Dataset entries
--- Start ---

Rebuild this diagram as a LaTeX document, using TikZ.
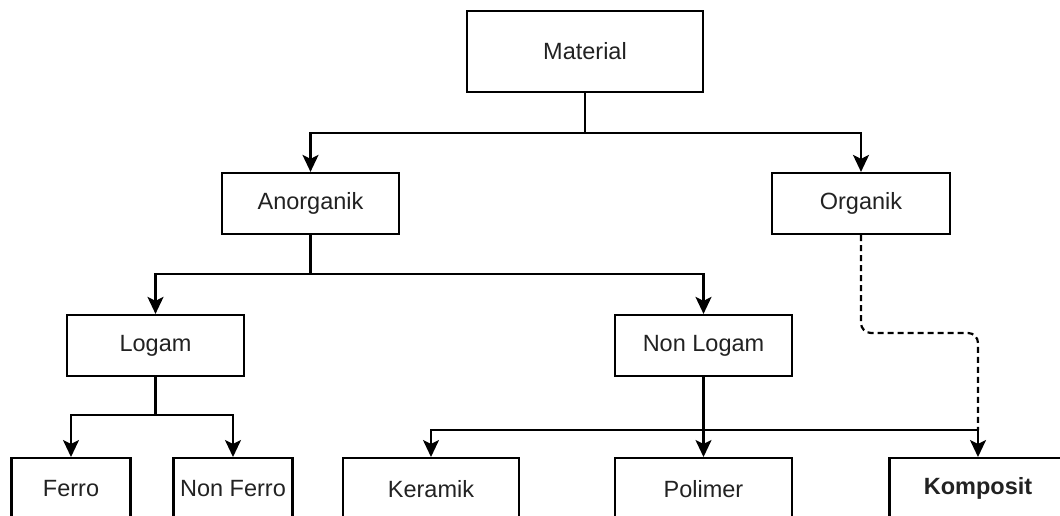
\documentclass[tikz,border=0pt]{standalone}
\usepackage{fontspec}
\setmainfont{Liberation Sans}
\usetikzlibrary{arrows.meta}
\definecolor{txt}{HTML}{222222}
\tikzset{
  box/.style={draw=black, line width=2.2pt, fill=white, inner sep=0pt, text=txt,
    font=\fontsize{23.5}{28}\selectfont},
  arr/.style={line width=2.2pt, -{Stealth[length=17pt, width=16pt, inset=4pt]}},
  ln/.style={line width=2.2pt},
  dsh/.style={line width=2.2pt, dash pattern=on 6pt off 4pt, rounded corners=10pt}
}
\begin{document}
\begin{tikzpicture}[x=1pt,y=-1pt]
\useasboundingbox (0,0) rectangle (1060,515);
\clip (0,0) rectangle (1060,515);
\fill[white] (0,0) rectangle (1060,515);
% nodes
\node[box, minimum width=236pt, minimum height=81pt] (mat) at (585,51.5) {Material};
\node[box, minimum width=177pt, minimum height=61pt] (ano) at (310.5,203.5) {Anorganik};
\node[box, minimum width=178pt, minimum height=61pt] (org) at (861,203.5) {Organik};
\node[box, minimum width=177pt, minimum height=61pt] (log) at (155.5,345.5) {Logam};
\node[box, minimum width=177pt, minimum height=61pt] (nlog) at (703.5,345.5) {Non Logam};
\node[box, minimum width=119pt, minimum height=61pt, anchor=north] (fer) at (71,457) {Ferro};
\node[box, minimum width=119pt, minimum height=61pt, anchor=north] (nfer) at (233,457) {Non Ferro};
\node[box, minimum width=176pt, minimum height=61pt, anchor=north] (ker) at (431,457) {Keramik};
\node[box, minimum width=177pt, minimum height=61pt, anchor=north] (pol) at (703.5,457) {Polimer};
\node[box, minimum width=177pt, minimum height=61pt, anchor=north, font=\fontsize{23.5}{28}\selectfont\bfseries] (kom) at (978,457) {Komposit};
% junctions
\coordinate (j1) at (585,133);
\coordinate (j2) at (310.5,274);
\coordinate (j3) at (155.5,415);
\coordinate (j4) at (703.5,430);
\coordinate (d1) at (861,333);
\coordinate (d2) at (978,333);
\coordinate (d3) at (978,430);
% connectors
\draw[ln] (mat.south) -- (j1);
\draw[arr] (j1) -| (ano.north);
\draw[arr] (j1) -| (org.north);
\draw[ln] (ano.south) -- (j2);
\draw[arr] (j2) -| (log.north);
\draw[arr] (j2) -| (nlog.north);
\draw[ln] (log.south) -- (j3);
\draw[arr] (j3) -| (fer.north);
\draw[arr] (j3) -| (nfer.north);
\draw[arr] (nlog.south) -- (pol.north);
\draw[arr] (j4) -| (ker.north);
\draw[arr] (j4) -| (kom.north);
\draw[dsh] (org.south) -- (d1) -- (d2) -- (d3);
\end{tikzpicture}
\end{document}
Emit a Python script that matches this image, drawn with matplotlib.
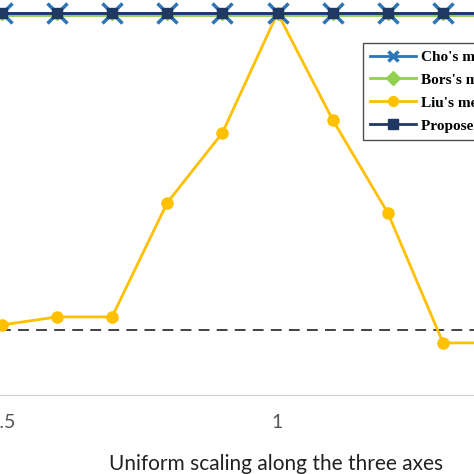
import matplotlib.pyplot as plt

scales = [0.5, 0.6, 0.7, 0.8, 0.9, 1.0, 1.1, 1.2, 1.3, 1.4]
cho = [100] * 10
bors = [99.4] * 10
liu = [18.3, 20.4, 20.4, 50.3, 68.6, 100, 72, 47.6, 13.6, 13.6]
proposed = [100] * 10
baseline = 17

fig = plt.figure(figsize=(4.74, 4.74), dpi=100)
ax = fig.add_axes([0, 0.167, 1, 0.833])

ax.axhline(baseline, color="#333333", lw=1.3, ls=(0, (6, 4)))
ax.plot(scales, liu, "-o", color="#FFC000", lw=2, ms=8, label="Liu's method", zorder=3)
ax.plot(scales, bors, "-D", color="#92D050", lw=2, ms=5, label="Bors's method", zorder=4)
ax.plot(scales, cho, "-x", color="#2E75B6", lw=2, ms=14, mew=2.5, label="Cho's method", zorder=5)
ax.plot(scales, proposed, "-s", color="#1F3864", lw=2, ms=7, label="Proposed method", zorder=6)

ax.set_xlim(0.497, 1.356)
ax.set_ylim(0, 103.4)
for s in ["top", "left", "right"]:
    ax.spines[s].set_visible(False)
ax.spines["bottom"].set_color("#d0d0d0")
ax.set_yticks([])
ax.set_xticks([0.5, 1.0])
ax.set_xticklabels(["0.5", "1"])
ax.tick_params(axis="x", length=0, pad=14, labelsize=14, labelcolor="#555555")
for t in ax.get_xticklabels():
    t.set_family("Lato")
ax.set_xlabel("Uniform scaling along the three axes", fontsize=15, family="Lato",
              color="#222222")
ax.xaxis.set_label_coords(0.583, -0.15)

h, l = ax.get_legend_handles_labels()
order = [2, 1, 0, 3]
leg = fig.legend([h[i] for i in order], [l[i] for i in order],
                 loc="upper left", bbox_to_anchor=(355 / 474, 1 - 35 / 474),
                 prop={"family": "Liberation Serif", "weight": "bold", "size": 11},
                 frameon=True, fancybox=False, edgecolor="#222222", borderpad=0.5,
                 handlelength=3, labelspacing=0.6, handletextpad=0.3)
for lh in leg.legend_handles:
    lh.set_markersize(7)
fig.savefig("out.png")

--- End ---

EXERCISE DESCRIPTION → Print out every entry above without changing a word, and leave out the pictures.

COMPLETE ANSWER →
Rebuild this diagram as a LaTeX document, using TikZ.
\documentclass[tikz,border=0pt]{standalone}
\usepackage{fontspec}
\setmainfont{Liberation Sans}
\usetikzlibrary{arrows.meta}
\definecolor{txt}{HTML}{222222}
\tikzset{
  box/.style={draw=black, line width=2.2pt, fill=white, inner sep=0pt, text=txt,
    font=\fontsize{23.5}{28}\selectfont},
  arr/.style={line width=2.2pt, -{Stealth[length=17pt, width=16pt, inset=4pt]}},
  ln/.style={line width=2.2pt},
  dsh/.style={line width=2.2pt, dash pattern=on 6pt off 4pt, rounded corners=10pt}
}
\begin{document}
\begin{tikzpicture}[x=1pt,y=-1pt]
\useasboundingbox (0,0) rectangle (1060,515);
\clip (0,0) rectangle (1060,515);
\fill[white] (0,0) rectangle (1060,515);
% nodes
\node[box, minimum width=236pt, minimum height=81pt] (mat) at (585,51.5) {Material};
\node[box, minimum width=177pt, minimum height=61pt] (ano) at (310.5,203.5) {Anorganik};
\node[box, minimum width=178pt, minimum height=61pt] (org) at (861,203.5) {Organik};
\node[box, minimum width=177pt, minimum height=61pt] (log) at (155.5,345.5) {Logam};
\node[box, minimum width=177pt, minimum height=61pt] (nlog) at (703.5,345.5) {Non Logam};
\node[box, minimum width=119pt, minimum height=61pt, anchor=north] (fer) at (71,457) {Ferro};
\node[box, minimum width=119pt, minimum height=61pt, anchor=north] (nfer) at (233,457) {Non Ferro};
\node[box, minimum width=176pt, minimum height=61pt, anchor=north] (ker) at (431,457) {Keramik};
\node[box, minimum width=177pt, minimum height=61pt, anchor=north] (pol) at (703.5,457) {Polimer};
\node[box, minimum width=177pt, minimum height=61pt, anchor=north, font=\fontsize{23.5}{28}\selectfont\bfseries] (kom) at (978,457) {Komposit};
% junctions
\coordinate (j1) at (585,133);
\coordinate (j2) at (310.5,274);
\coordinate (j3) at (155.5,415);
\coordinate (j4) at (703.5,430);
\coordinate (d1) at (861,333);
\coordinate (d2) at (978,333);
\coordinate (d3) at (978,430);
% connectors
\draw[ln] (mat.south) -- (j1);
\draw[arr] (j1) -| (ano.north);
\draw[arr] (j1) -| (org.north);
\draw[ln] (ano.south) -- (j2);
\draw[arr] (j2) -| (log.north);
\draw[arr] (j2) -| (nlog.north);
\draw[ln] (log.south) -- (j3);
\draw[arr] (j3) -| (fer.north);
\draw[arr] (j3) -| (nfer.north);
\draw[arr] (nlog.south) -- (pol.north);
\draw[arr] (j4) -| (ker.north);
\draw[arr] (j4) -| (kom.north);
\draw[dsh] (org.south) -- (d1) -- (d2) -- (d3);
\end{tikzpicture}
\end{document}
Emit a Python script that matches this image, drawn with matplotlib.
import matplotlib.pyplot as plt

scales = [0.5, 0.6, 0.7, 0.8, 0.9, 1.0, 1.1, 1.2, 1.3, 1.4]
cho = [100] * 10
bors = [99.4] * 10
liu = [18.3, 20.4, 20.4, 50.3, 68.6, 100, 72, 47.6, 13.6, 13.6]
proposed = [100] * 10
baseline = 17

fig = plt.figure(figsize=(4.74, 4.74), dpi=100)
ax = fig.add_axes([0, 0.167, 1, 0.833])

ax.axhline(baseline, color="#333333", lw=1.3, ls=(0, (6, 4)))
ax.plot(scales, liu, "-o", color="#FFC000", lw=2, ms=8, label="Liu's method", zorder=3)
ax.plot(scales, bors, "-D", color="#92D050", lw=2, ms=5, label="Bors's method", zorder=4)
ax.plot(scales, cho, "-x", color="#2E75B6", lw=2, ms=14, mew=2.5, label="Cho's method", zorder=5)
ax.plot(scales, proposed, "-s", color="#1F3864", lw=2, ms=7, label="Proposed method", zorder=6)

ax.set_xlim(0.497, 1.356)
ax.set_ylim(0, 103.4)
for s in ["top", "left", "right"]:
    ax.spines[s].set_visible(False)
ax.spines["bottom"].set_color("#d0d0d0")
ax.set_yticks([])
ax.set_xticks([0.5, 1.0])
ax.set_xticklabels(["0.5", "1"])
ax.tick_params(axis="x", length=0, pad=14, labelsize=14, labelcolor="#555555")
for t in ax.get_xticklabels():
    t.set_family("Lato")
ax.set_xlabel("Uniform scaling along the three axes", fontsize=15, family="Lato",
              color="#222222")
ax.xaxis.set_label_coords(0.583, -0.15)

h, l = ax.get_legend_handles_labels()
order = [2, 1, 0, 3]
leg = fig.legend([h[i] for i in order], [l[i] for i in order],
                 loc="upper left", bbox_to_anchor=(355 / 474, 1 - 35 / 474),
                 prop={"family": "Liberation Serif", "weight": "bold", "size": 11},
                 frameon=True, fancybox=False, edgecolor="#222222", borderpad=0.5,
                 handlelength=3, labelspacing=0.6, handletextpad=0.3)
for lh in leg.legend_handles:
    lh.set_markersize(7)
fig.savefig("out.png")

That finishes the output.